I assume he is not on the council any more.

He is not. The fact is that a second chance was given to that council by way of rescinding motion to mend their hand. Though, strictly speaking, it might not have been within the law, the Manager was prepared to sit on the original application, taking the sensible course and helping out, but even the rescinding motion went the same way. No better sense was displayed by those four people on the second vote than was displayed in the first and they confirmed their own downfall. They brought the Valuation Office down on themselves and——

Is it not a fact that any citizen can seek revaluation of any premises?

It has once happened that Thom's Directory was sent by a citizen of Dublin to the Valuation Office. I do not know where that particular issue of Thom's is but I do not think it has since appeared.

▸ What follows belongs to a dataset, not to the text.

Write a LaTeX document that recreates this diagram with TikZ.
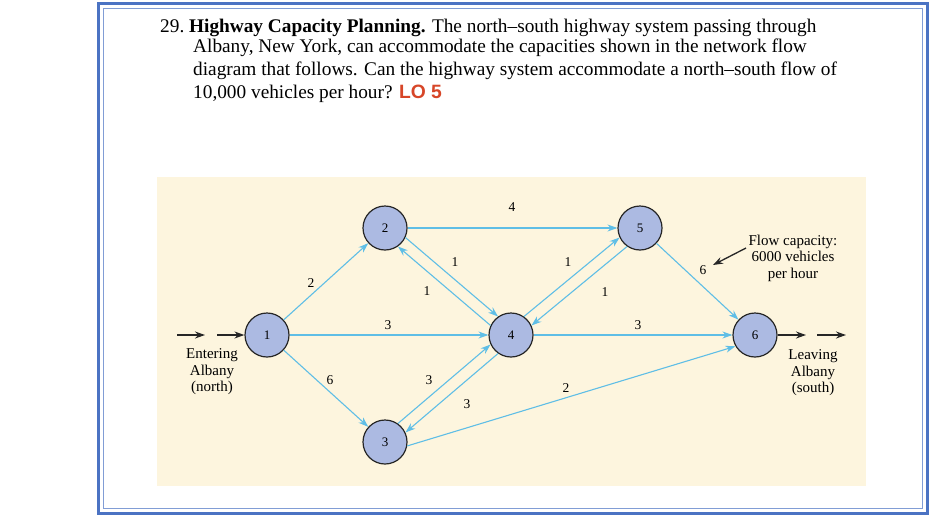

The general overall reception of the Bill in the House has been, as one might expect, one of welcome of the continuation of certain of these remissions, of the extension of some remissions and in particular of the alleviation of the undoubted position of hardship in which Buncrana Urban District Council has been placed over the past 10 years. I do not think there is anything further I wish to add.

Question put and agreed to.

Could we have it now?

I think we would want some time. There is no immediate urgency.

Except to get it tidied up and out of the way.

There might be an amendment on that section dealing with the date, 1960 to 1963. Perhaps we could have it on Thursday of next week.

If the House wishes to have it that way, I am in the hands of members.

Committee Stage ordered for Thursday, 3rd November, 1960.